After finishing Netflix binges of Stranger Things 2, Mindhunter and Star Trek Discovery, all within days of each other I couldn’t help but think of the massive influence of this platform: what people sometimes term the ‘Netflix Revolution’. Frankly I feel tentative using that word – as I say it I can feel the angry stares of the ghosts of Washington, Robespierre and Che Guevara and a million other actual revolutionaries. It is certainly true, however, that Netflix has completely changed how we watch TV to the extent it has become a cultural phenomenon. Case in point: no one has ever wanted to BBC iPlayer and chill.
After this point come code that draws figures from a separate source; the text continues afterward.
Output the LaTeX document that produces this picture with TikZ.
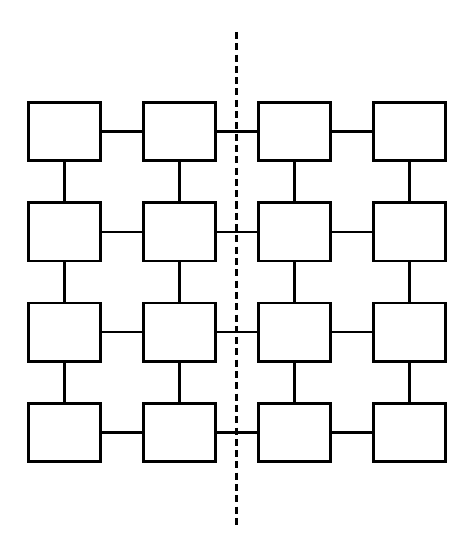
\documentclass[tikz,border=0pt]{standalone}
\begin{document}
\begin{tikzpicture}[x=1pt,y=-1pt,
  cell/.style={draw=black,line width=2.6pt,minimum width=72.5pt,minimum height=58.5pt,inner sep=0pt,fill=white},
  link/.style={draw=black,line width=2.4pt},
  cut/.style={draw=black,line width=2.4pt,dash pattern=on 7pt off 4.3pt}]
\useasboundingbox (0,0) rectangle (474,553);
\coordinate (ct) at (236.5,32);
\coordinate (cb) at (236.5,525);
\foreach \c/\x in {1/64.5,2/179.5,3/294.5,4/409.5}{
  \foreach \r/\y in {1/131.5,2/231.8,3/332.1,4/432.5}{
    \node[cell] (n\r\c) at (\x,\y) {};
  }
}
\foreach \r in {1,2,3,4}{
  \draw[link] (n\r1) -- (n\r2);
  \draw[link] (n\r2) -- (n\r3);
  \draw[link] (n\r3) -- (n\r4);
}
\foreach \c in {1,2,3,4}{
  \draw[link] (n1\c) -- (n2\c);
  \draw[link] (n2\c) -- (n3\c);
  \draw[link] (n3\c) -- (n4\c);
}
\draw[cut] (ct) -- (cb);
\end{tikzpicture}
\end{document}
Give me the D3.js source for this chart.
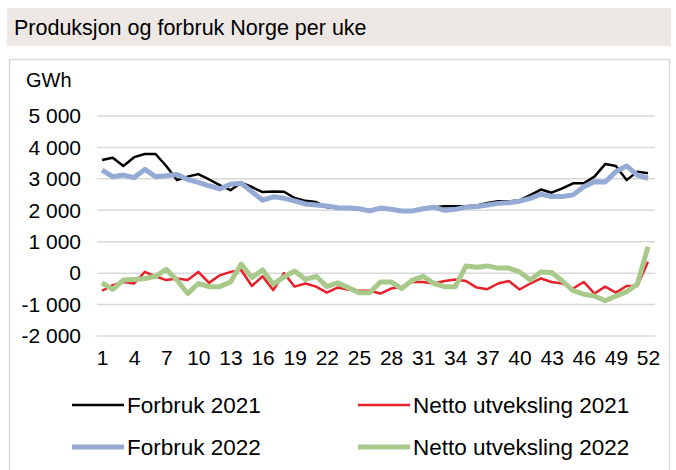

I think those claiming that Netflix is a harbinger of the death of the end of conventional TV however are nothing more than apocalypse preachers. The streaming platform certainly is a massive step forward, but Netflix or Amazon Prime is pretty short of becoming the forerunners in original television. For every Mindhunter, there is a Luther. For every Stranger Things, there is a Doctor Who. For every Orange Is The New Black, there is an IT Crowd. Plus, I highly doubt that anyone reading this will have watched or enjoyed Haters Back Off, Chelsea or Hand of God, or any other of a large swathe of failed programming produced by these streaming sites. This is not even to mention the massive number of television fields, be they talk shows like Jimmy Kimmel, or nature programmes like Blue Planet II, that Netflix has yet to come even close to mastering. Truth is, viral television shows aren’t the monopoly of streaming sites in any way at all.
What defines the ‘Netflix Revolution’ isn’t the shows they produce, but rather the format they use. It is in the delivery of television to the viewer where these streaming sites shine. Generally, most things on streaming sites like Netflix aren’t originals, and it is these shows that make up the majority of things people watch on such sites. The format, however, reacts perfectly to an internet obsessed world in which more and more people want to watch their television online in one place and whilst it is in this field where stations like HBO, BBC or ITV need to catch up, they are not being eclipsed in quality programming by sites like Netflix. Frankly they’re reliant on these stations to produce the majority of the television they stream from its site, so it’s not as if they’re going to die off any time soon. Simply, Netflix doesn’t mark the end of television, more its rebirth.